Problem statement >>
Repeat the listing exactly as given, omitting every image.

────────────────────────────────────────

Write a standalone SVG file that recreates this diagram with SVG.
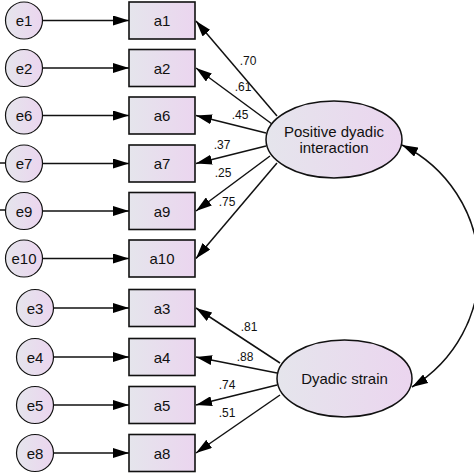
<svg xmlns="http://www.w3.org/2000/svg" width="474" height="474" viewBox="0 0 474 474">
<defs>
<linearGradient id="g" x1="0" y1="0" x2="1" y2="0">
<stop offset="0" stop-color="#e5e5ec"/>
<stop offset="1" stop-color="#ebd5ef"/>
</linearGradient>
<marker id="ah" markerUnits="userSpaceOnUse" markerWidth="18" markerHeight="10" refX="16" refY="5" orient="auto-start-reverse">
<path d="M0,0 L16,5 L0,10 Z" fill="#000"/>
</marker>
<style>
.box{fill:url(#g);stroke:#111;stroke-width:1.6}
.cir{fill:url(#g);stroke:#111;stroke-width:1.2}
.ell{fill:url(#g);stroke:#111;stroke-width:1.5}
.t{font-family:"Liberation Sans",Arial,sans-serif;font-size:15px;fill:#111;text-anchor:middle}
.l{font-family:"Liberation Sans",Arial,sans-serif;font-size:12px;fill:#111;text-anchor:middle}
.c{stroke:#111;stroke-width:1.5;fill:none;marker-end:url(#ah)}
</style>
</defs>
<g id="connectors">
<line x1="0" y1="163" x2="5" y2="163" stroke="#111" stroke-width="1.5"/>
<line x1="0" y1="210" x2="5" y2="210" stroke="#111" stroke-width="1.5"/>
<line class="c" x1="43" y1="20.5" x2="129" y2="20.5"/>
<line class="c" x1="43" y1="68" x2="129" y2="68"/>
<line class="c" x1="43" y1="115.5" x2="129" y2="115.5"/>
<line class="c" x1="43" y1="163.5" x2="129" y2="163.5"/>
<line class="c" x1="43" y1="211" x2="129" y2="211"/>
<line class="c" x1="43" y1="258.5" x2="129" y2="258.5"/>
<line class="c" x1="54" y1="308" x2="129" y2="308"/>
<line class="c" x1="54" y1="357" x2="129" y2="357"/>
<line class="c" x1="54" y1="405" x2="129" y2="405"/>
<line class="c" x1="54" y1="453" x2="129" y2="453"/>
<line class="c" x1="277" y1="116" x2="196" y2="21"/>
<line class="c" x1="272" y1="124" x2="196" y2="68"/>
<line class="c" x1="266" y1="133" x2="196" y2="115.5"/>
<line class="c" x1="266" y1="146" x2="196" y2="163.5"/>
<line class="c" x1="270" y1="156" x2="196" y2="211"/>
<line class="c" x1="277" y1="163" x2="196" y2="258.5"/>
<line class="c" x1="280" y1="363" x2="196" y2="308"/>
<line class="c" x1="277" y1="373" x2="196" y2="357"/>
<line class="c" x1="277" y1="385" x2="196" y2="405"/>
<line class="c" x1="280" y1="395" x2="196" y2="453"/>
<path class="c" d="M402,145 A138,138 0 0 1 412,387" style="marker-start:url(#ah)"/>
<text class="l" x="248" y="65">.70</text>
<text class="l" x="243" y="91">.61</text>
<text class="l" x="240" y="119">.45</text>
<text class="l" x="222" y="149">.37</text>
<text class="l" x="223" y="177">.25</text>
<text class="l" x="227" y="206">.75</text>
<text class="l" x="249" y="331">.81</text>
<text class="l" x="245" y="361">.88</text>
<text class="l" x="227" y="389">.74</text>
<text class="l" x="227" y="417">.51</text>
</g>
<g id="e1"><circle class="cir" cx="24" cy="20.5" r="18.5"/><text class="t" x="24" y="26">e1</text></g>
<g id="e2"><circle class="cir" cx="24" cy="68" r="18.5"/><text class="t" x="24" y="73.5">e2</text></g>
<g id="e6"><circle class="cir" cx="24" cy="115.5" r="18.5"/><text class="t" x="24" y="121">e6</text></g>
<g id="e7"><circle class="cir" cx="24" cy="163.5" r="18.5"/><text class="t" x="24" y="169">e7</text></g>
<g id="e9"><circle class="cir" cx="24" cy="211" r="18.5"/><text class="t" x="24" y="216.5">e9</text></g>
<g id="e10"><circle class="cir" cx="24" cy="258.5" r="18.5"/><text class="t" x="24" y="264">e10</text></g>
<g id="e3"><circle class="cir" cx="35" cy="308" r="18.5"/><text class="t" x="35" y="313.5">e3</text></g>
<g id="e4"><circle class="cir" cx="35" cy="357" r="18.5"/><text class="t" x="35" y="362.5">e4</text></g>
<g id="e5"><circle class="cir" cx="35" cy="405" r="18.5"/><text class="t" x="35" y="410.5">e5</text></g>
<g id="e8"><circle class="cir" cx="35" cy="453" r="18.5"/><text class="t" x="35" y="458.5">e8</text></g>
<g id="a1"><rect class="box" x="129" y="2" width="66" height="37"/><text class="t" x="162" y="26">a1</text></g>
<g id="a2"><rect class="box" x="129" y="49.5" width="66" height="37"/><text class="t" x="162" y="73.5">a2</text></g>
<g id="a6"><rect class="box" x="129" y="97" width="66" height="37"/><text class="t" x="162" y="121">a6</text></g>
<g id="a7"><rect class="box" x="129" y="145" width="66" height="37"/><text class="t" x="162" y="169">a7</text></g>
<g id="a9"><rect class="box" x="129" y="192.5" width="66" height="37"/><text class="t" x="162" y="216.5">a9</text></g>
<g id="a10"><rect class="box" x="129" y="240" width="66" height="37"/><text class="t" x="162" y="264">a10</text></g>
<g id="a3"><rect class="box" x="129" y="289.5" width="66" height="37"/><text class="t" x="162" y="313.5">a3</text></g>
<g id="a4"><rect class="box" x="129" y="338.5" width="66" height="37"/><text class="t" x="162" y="362.5">a4</text></g>
<g id="a5"><rect class="box" x="129" y="386.5" width="66" height="37"/><text class="t" x="162" y="410.5">a5</text></g>
<g id="a8"><rect class="box" x="129" y="434.5" width="66" height="37"/><text class="t" x="162" y="458.5">a8</text></g>
<g id="positive"><ellipse class="ell" cx="334" cy="139.5" rx="68" ry="38.5"/><text class="t" x="334" y="137">Positive dyadic</text><text class="t" x="334" y="153">interaction</text></g>
<g id="strain"><ellipse class="ell" cx="344.5" cy="378.5" rx="67.5" ry="38.5"/><text class="t" x="344.5" y="384">Dyadic strain</text></g>
</svg>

────────────────────────────────────────

Response to the task >>
Write a standalone SVG file that recreates this diagram with SVG.
<svg xmlns="http://www.w3.org/2000/svg" width="474" height="474" viewBox="0 0 474 474">
<defs>
<linearGradient id="g" x1="0" y1="0" x2="1" y2="0">
<stop offset="0" stop-color="#e5e5ec"/>
<stop offset="1" stop-color="#ebd5ef"/>
</linearGradient>
<marker id="ah" markerUnits="userSpaceOnUse" markerWidth="18" markerHeight="10" refX="16" refY="5" orient="auto-start-reverse">
<path d="M0,0 L16,5 L0,10 Z" fill="#000"/>
</marker>
<style>
.box{fill:url(#g);stroke:#111;stroke-width:1.6}
.cir{fill:url(#g);stroke:#111;stroke-width:1.2}
.ell{fill:url(#g);stroke:#111;stroke-width:1.5}
.t{font-family:"Liberation Sans",Arial,sans-serif;font-size:15px;fill:#111;text-anchor:middle}
.l{font-family:"Liberation Sans",Arial,sans-serif;font-size:12px;fill:#111;text-anchor:middle}
.c{stroke:#111;stroke-width:1.5;fill:none;marker-end:url(#ah)}
</style>
</defs>
<g id="connectors">
<line x1="0" y1="163" x2="5" y2="163" stroke="#111" stroke-width="1.5"/>
<line x1="0" y1="210" x2="5" y2="210" stroke="#111" stroke-width="1.5"/>
<line class="c" x1="43" y1="20.5" x2="129" y2="20.5"/>
<line class="c" x1="43" y1="68" x2="129" y2="68"/>
<line class="c" x1="43" y1="115.5" x2="129" y2="115.5"/>
<line class="c" x1="43" y1="163.5" x2="129" y2="163.5"/>
<line class="c" x1="43" y1="211" x2="129" y2="211"/>
<line class="c" x1="43" y1="258.5" x2="129" y2="258.5"/>
<line class="c" x1="54" y1="308" x2="129" y2="308"/>
<line class="c" x1="54" y1="357" x2="129" y2="357"/>
<line class="c" x1="54" y1="405" x2="129" y2="405"/>
<line class="c" x1="54" y1="453" x2="129" y2="453"/>
<line class="c" x1="277" y1="116" x2="196" y2="21"/>
<line class="c" x1="272" y1="124" x2="196" y2="68"/>
<line class="c" x1="266" y1="133" x2="196" y2="115.5"/>
<line class="c" x1="266" y1="146" x2="196" y2="163.5"/>
<line class="c" x1="270" y1="156" x2="196" y2="211"/>
<line class="c" x1="277" y1="163" x2="196" y2="258.5"/>
<line class="c" x1="280" y1="363" x2="196" y2="308"/>
<line class="c" x1="277" y1="373" x2="196" y2="357"/>
<line class="c" x1="277" y1="385" x2="196" y2="405"/>
<line class="c" x1="280" y1="395" x2="196" y2="453"/>
<path class="c" d="M402,145 A138,138 0 0 1 412,387" style="marker-start:url(#ah)"/>
<text class="l" x="248" y="65">.70</text>
<text class="l" x="243" y="91">.61</text>
<text class="l" x="240" y="119">.45</text>
<text class="l" x="222" y="149">.37</text>
<text class="l" x="223" y="177">.25</text>
<text class="l" x="227" y="206">.75</text>
<text class="l" x="249" y="331">.81</text>
<text class="l" x="245" y="361">.88</text>
<text class="l" x="227" y="389">.74</text>
<text class="l" x="227" y="417">.51</text>
</g>
<g id="e1"><circle class="cir" cx="24" cy="20.5" r="18.5"/><text class="t" x="24" y="26">e1</text></g>
<g id="e2"><circle class="cir" cx="24" cy="68" r="18.5"/><text class="t" x="24" y="73.5">e2</text></g>
<g id="e6"><circle class="cir" cx="24" cy="115.5" r="18.5"/><text class="t" x="24" y="121">e6</text></g>
<g id="e7"><circle class="cir" cx="24" cy="163.5" r="18.5"/><text class="t" x="24" y="169">e7</text></g>
<g id="e9"><circle class="cir" cx="24" cy="211" r="18.5"/><text class="t" x="24" y="216.5">e9</text></g>
<g id="e10"><circle class="cir" cx="24" cy="258.5" r="18.5"/><text class="t" x="24" y="264">e10</text></g>
<g id="e3"><circle class="cir" cx="35" cy="308" r="18.5"/><text class="t" x="35" y="313.5">e3</text></g>
<g id="e4"><circle class="cir" cx="35" cy="357" r="18.5"/><text class="t" x="35" y="362.5">e4</text></g>
<g id="e5"><circle class="cir" cx="35" cy="405" r="18.5"/><text class="t" x="35" y="410.5">e5</text></g>
<g id="e8"><circle class="cir" cx="35" cy="453" r="18.5"/><text class="t" x="35" y="458.5">e8</text></g>
<g id="a1"><rect class="box" x="129" y="2" width="66" height="37"/><text class="t" x="162" y="26">a1</text></g>
<g id="a2"><rect class="box" x="129" y="49.5" width="66" height="37"/><text class="t" x="162" y="73.5">a2</text></g>
<g id="a6"><rect class="box" x="129" y="97" width="66" height="37"/><text class="t" x="162" y="121">a6</text></g>
<g id="a7"><rect class="box" x="129" y="145" width="66" height="37"/><text class="t" x="162" y="169">a7</text></g>
<g id="a9"><rect class="box" x="129" y="192.5" width="66" height="37"/><text class="t" x="162" y="216.5">a9</text></g>
<g id="a10"><rect class="box" x="129" y="240" width="66" height="37"/><text class="t" x="162" y="264">a10</text></g>
<g id="a3"><rect class="box" x="129" y="289.5" width="66" height="37"/><text class="t" x="162" y="313.5">a3</text></g>
<g id="a4"><rect class="box" x="129" y="338.5" width="66" height="37"/><text class="t" x="162" y="362.5">a4</text></g>
<g id="a5"><rect class="box" x="129" y="386.5" width="66" height="37"/><text class="t" x="162" y="410.5">a5</text></g>
<g id="a8"><rect class="box" x="129" y="434.5" width="66" height="37"/><text class="t" x="162" y="458.5">a8</text></g>
<g id="positive"><ellipse class="ell" cx="334" cy="139.5" rx="68" ry="38.5"/><text class="t" x="334" y="137">Positive dyadic</text><text class="t" x="334" y="153">interaction</text></g>
<g id="strain"><ellipse class="ell" cx="344.5" cy="378.5" rx="67.5" ry="38.5"/><text class="t" x="344.5" y="384">Dyadic strain</text></g>
</svg>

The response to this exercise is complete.